At The Exiled, Ramon Glazov reports "How an Australian Oligarch is Using Dirty Tricks and Libertarian Lies to Fleece Aborigines Out of Billions." One of the ways the oligarch -- Andrew "Twiggy" Forrest, Australia's richest man -- is trying to persuade a tribe of aborigines to sell cheap their rights to an iron ore deposit (estimated to be worth $280 billion) is by promising the tribe jobs once he starts mining operations. But as Glazov points out,
if Forrest offers X amount of dollars "in jobs," that means he's also getting back X amount of dollars in labor. So, to be eligible for that extra $6.5m, the Yindjibarndi wouldn't just have to sign away their land; they'd have to pay for it with their own sweat as well!
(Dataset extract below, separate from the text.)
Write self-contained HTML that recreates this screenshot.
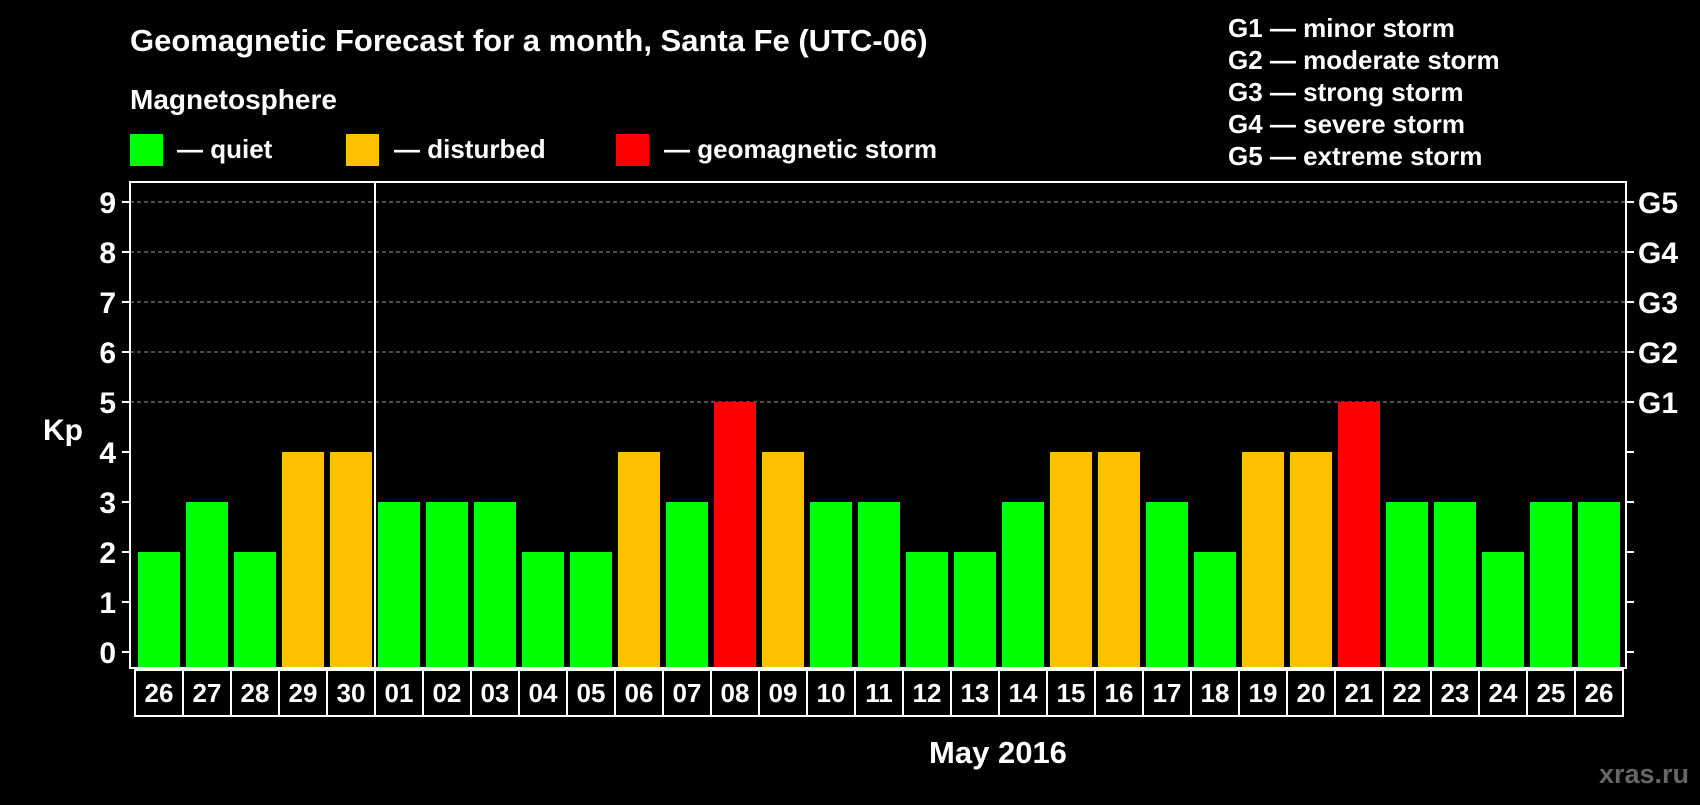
<!DOCTYPE html>
<html><head><meta charset="utf-8"><style>
body{margin:0;background:#000;width:1700px;height:800px;overflow:hidden}
svg{font-family:"Liberation Sans",Arial,sans-serif;font-weight:bold}
</style></head><body>
<svg id="c" width="1700" height="800">
<text x="130" y="51" fill="#fff" font-size="31">Geomagnetic Forecast for a month, Santa Fe (UTC-06)</text>
<text x="130" y="109" fill="#fff" font-size="28">Magnetosphere</text>
<rect x="130" y="134" width="33" height="32" fill="#00ff00"/>
<text x="177" y="158" fill="#fff" font-size="26">— quiet</text>
<rect x="346" y="134" width="33" height="32" fill="#ffc000"/>
<text x="394" y="158" fill="#fff" font-size="26">— disturbed</text>
<rect x="616" y="134" width="33" height="32" fill="#ff0000"/>
<text x="664" y="158" fill="#fff" font-size="26">— geomagnetic storm</text>
<g fill="#fff" font-size="26">
<text x="1228" y="37">G1 — minor storm</text>
<text x="1228" y="69">G2 — moderate storm</text>
<text x="1228" y="101">G3 — strong storm</text>
<text x="1228" y="133">G4 — severe storm</text>
<text x="1228" y="165">G5 — extreme storm</text>
</g>
<text x="63" y="440" fill="#fff" font-size="30" text-anchor="middle">Kp</text>
<text x="998" y="763" fill="#fff" font-size="31" text-anchor="middle">May 2016</text>
<text x="1689" y="783" fill="#666" font-size="27" text-anchor="end">xras.ru</text>
<g id="plot"></g>
</svg>
<script>
const days=["26","27","28","29","30","01","02","03","04","05","06","07","08","09","10","11","12","13","14","15","16","17","18","19","20","21","22","23","24","25","26"];
const kp=[2,3,2,4,4,3,3,3,2,2,4,3,5,4,3,3,2,2,3,4,4,3,2,4,4,5,3,3,2,3,3];
const yTicks=[0,1,2,3,4,5,6,7,8,9];
const gLabels=["G1","G2","G3","G4","G5"];
const NS="http://www.w3.org/2000/svg";
const g=document.getElementById('plot');
const L=130,R=1626,T=182,B=668,x0=135,pitch=48;
const y=v=>652-v*50;
const x=i=>x0+i*pitch;
function mk(t,a){const e=document.createElementNS(NS,t);for(const k in a)e.setAttribute(k,a[k]);g.appendChild(e);return e;}
yTicks.forEach(v=>{
  if(v>=5){const l=mk('line',{x1:L,x2:R,y1:y(v),y2:y(v),stroke:'#999','stroke-dasharray':'4,3','stroke-width':1});
  
  }
  const t1=mk('line',{x1:L-8,x2:L,y1:y(v),y2:y(v),stroke:'#fff','stroke-width':2});
  
  
  const t2=mk('line',{x1:R,x2:R+8,y1:y(v),y2:y(v),stroke:'#fff','stroke-width':2});
  
  
  const tx=mk('text',{x:L-14,y:y(v)+11,fill:'#fff','font-size':30,'text-anchor':'end'});
  tx.textContent=v;
  
  
});
gLabels.forEach((s,i)=>{
  const tx=mk('text',{x:R+12,y:y(5+i)+11,fill:'#fff','font-size':30});
  tx.textContent=s;
  
  
});
const col=v=>v>=5?'#ff0000':(v>=4?'#ffc000':'#00ff00');
kp.forEach((v,i)=>{
  const r=mk('rect',{x:x(i)+3,y:y(v),width:42,height:B-y(v),fill:col(v)});
  
  
  const c=mk('rect',{x:x(i),y:B+2,width:pitch,height:46,fill:'none',stroke:'#fff','stroke-width':2});
  
  
  const t=mk('text',{x:x(i)+pitch/2,y:B+34,fill:'#fff','font-size':26,'text-anchor':'middle'});
  t.textContent=days[i];
  
  
});
const fr=mk('rect',{x:L,y:T,width:R-L,height:B-T,fill:'none',stroke:'#fff','stroke-width':2});


const sep=mk('line',{x1:x(5),x2:x(5),y1:T,y2:B+48,stroke:'#fff','stroke-width':2});


</script>
</body></html>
That's why you shouldn't trust an oligarch when they claim to be offering millions "in jobs" -- it's not money, so much as the right to earn money, which makes it worth damn near $0.
And that last point is the one we tend to miss when we talk about how important the "job creators" are to our society: hiring people isn't an act of beneficence, it's a trade. The employer trades cash, the employee trades time, skill and labor. Both sides to the transaction should be understood to have contributed something of real value, and both parties to the transaction should be held in equal esteem.
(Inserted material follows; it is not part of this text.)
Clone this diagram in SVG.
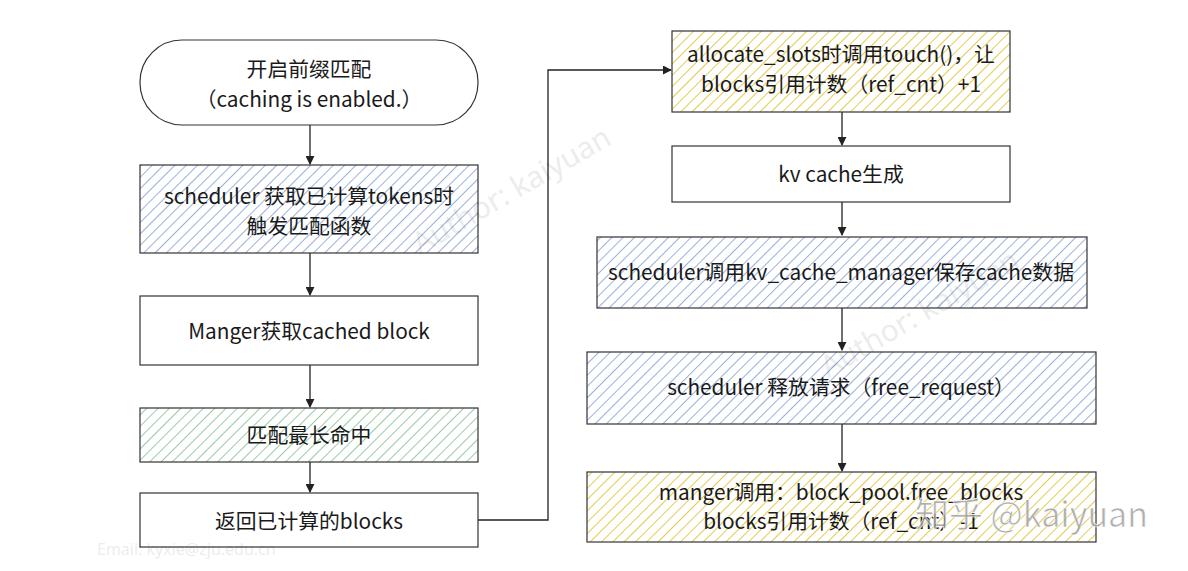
<svg xmlns="http://www.w3.org/2000/svg" width="1188" height="571" viewBox="0 0 1188 571">
<defs>
<style>
.bx{stroke:#333;stroke-width:1.2}
.w{fill:#fff}
.t{font-family:"Noto Sans CJK SC","Microsoft YaHei",sans-serif;font-size:20.8px;fill:#1a1a1a;text-anchor:middle}
.c{stroke:#222;stroke-width:1.3;fill:none}
.wm{font-family:"Noto Sans","Liberation Sans",sans-serif;fill:#000;opacity:0.07}
.zh{font-family:"Noto Sans CJK SC","Noto Sans",sans-serif;font-size:34px;fill:#999;fill-opacity:0.8;stroke:#fff;stroke-width:0.6}
</style>
<pattern id="hb" patternUnits="userSpaceOnUse" width="8" height="8" patternTransform="rotate(45)"><rect width="8" height="8" fill="#fff"/><line x1="0" y1="0" x2="0" y2="8" stroke="#8ea8d8" stroke-width="1.8"/></pattern>
<pattern id="hg" patternUnits="userSpaceOnUse" width="8" height="8" patternTransform="rotate(45)"><rect width="8" height="8" fill="#fff"/><line x1="0" y1="0" x2="0" y2="8" stroke="#8dc79c" stroke-width="1.8"/></pattern>
<pattern id="hy" patternUnits="userSpaceOnUse" width="8" height="8" patternTransform="rotate(45)"><rect width="8" height="8" fill="#fff"/><line x1="0" y1="0" x2="0" y2="8" stroke="#e2c53c" stroke-width="1.8"/></pattern>
<marker id="ah" viewBox="0 0 10 10" refX="9" refY="5" markerWidth="9" markerHeight="9" markerUnits="userSpaceOnUse" orient="auto"><path d="M0,0 L10,5 L0,10 Z" fill="#222"/></marker>
</defs>
<rect width="1188" height="571" fill="#fff"/>

<g id="connectors">
<line class="c" x1="310" y1="125" x2="310" y2="164" marker-end="url(#ah)"/>
<line class="c" x1="310" y1="253" x2="310" y2="295" marker-end="url(#ah)"/>
<line class="c" x1="310" y1="365" x2="310" y2="407" marker-end="url(#ah)"/>
<line class="c" x1="310" y1="462" x2="310" y2="492" marker-end="url(#ah)"/>
<polyline class="c" points="478,520 548,520 548,70 671,70" marker-end="url(#ah)"/>
<line class="c" x1="842" y1="112" x2="842" y2="145" marker-end="url(#ah)"/>
<line class="c" x1="842" y1="202" x2="842" y2="235" marker-end="url(#ah)"/>
<line class="c" x1="842" y1="308" x2="842" y2="350" marker-end="url(#ah)"/>
<line class="c" x1="842" y1="424" x2="842" y2="471" marker-end="url(#ah)"/>
</g>

<g id="n1"><rect class="bx w" x="140" y="40" width="338" height="85" rx="42" ry="42"/><text class="t" x="309" y="77">开启前缀匹配</text><text class="t" x="309" y="107">（caching is enabled.）</text></g>
<g id="n2"><rect class="bx" fill="url(#hb)" x="140" y="165" width="338" height="88"/><text class="t" x="309" y="204">scheduler 获取已计算tokens时</text><text class="t" x="309" y="234">触发匹配函数</text></g>
<g id="n3"><rect class="bx w" x="140" y="296" width="338" height="69"/><text class="t" x="309" y="339">Manger获取cached block</text></g>
<g id="n4"><rect class="bx" fill="url(#hg)" x="140" y="408" width="338" height="54"/><text class="t" x="309" y="443">匹配最长命中</text></g>
<g id="n5"><rect class="bx w" x="140" y="493" width="338" height="54"/><text class="t" x="309" y="529">返回已计算的blocks</text></g>

<g id="n6"><rect class="bx" fill="url(#hy)" x="672" y="31" width="338" height="81"/><text class="t" x="841" y="62">allocate_slots时调用touch()，让</text><text class="t" x="841" y="92">blocks引用计数（ref_cnt）+1</text></g>
<g id="n7"><rect class="bx w" x="672" y="146" width="338" height="56"/><text class="t" x="841" y="182">kv cache生成</text></g>
<g id="n8"><rect class="bx" fill="url(#hb)" x="597" y="237" width="490" height="71"/><text class="t" x="841" y="280">scheduler调用kv_cache_manager保存cache数据</text></g>
<g id="n9"><rect class="bx" fill="url(#hb)" x="587" y="352" width="509" height="72"/><text class="t" x="841" y="395">scheduler 释放请求（free_request）</text></g>
<g id="n10"><rect class="bx" fill="url(#hy)" x="587" y="472" width="509" height="70"/><text class="t" x="841" y="500">manger调用：block_pool.free_blocks</text><text class="t" x="841" y="529">blocks引用计数（ref_cnt）-1</text></g>

<g id="watermarks">
<text class="wm" font-size="30" transform="translate(420,255) rotate(-30)">Author:  kaiyuan</text>
<text class="wm" font-size="30" transform="translate(828,378) rotate(-30)">Author:  kaiyuan</text>
<text class="wm" font-size="16" x="97" y="555" opacity="0.12">Email:  kyxie@zju.edu.cn</text>
<text class="zh" x="915" y="527">知乎 @kaiyuan</text>
</g>
</svg>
(I once spent a summer working as a handyman on a large, ramshackle house in North Carolina's Outer Banks. The staff got paid once a week and the owner of the house liked to make a big deal out payday, dancing around the staff's common room and handing us our checks as if she were our fairy godmother bestowing gifts. It was obvious that she thought we were supposed to be grateful to her merely for paying us. But we all worked really hard at that job, and the implicit suggestion that our paychecks were some sort of present from her to us used to really piss me off.)

This seems to be another unintended consequence of America's tendency over the last 35 years or so to demonize unions and disparage workers, while exalting bankers, stock manipulators and venture capitalists: the idea that everything, including jobs, flows from the Very Very Rich down to the plebes, and that everyone who isn't staggeringly wealthy needs to tug their forelock and say "Thanks, Guv" to the Rich whenever blessed with the slightest bit of good fortune. Certainly that is what the Rich have come to expect. Since Obama has been in office the banksters' compensation is greater than ever, their tax burden is lower than ever, and yet they are still mad at him because he once called them "fat cats" and refuses to tell them that they are just the greatest, bestest, smartest people ever.

(Yes you are! Yes you are! Who's a pwecious widdle banker? It's you!)

But, you know . . . we didn't used to think like this, because we used to know it actually works the other way 'round -- prosperity and economic security grow from the bottom up. It'd be nice if we made an effort to start remembering that fundamental truth, maybe start trying to remind ourselves of it from time to time -- maybe it might help us to sack up and do the things necessary to stand this country back on its feet. Like making those "fat cats" start paying their fair share again.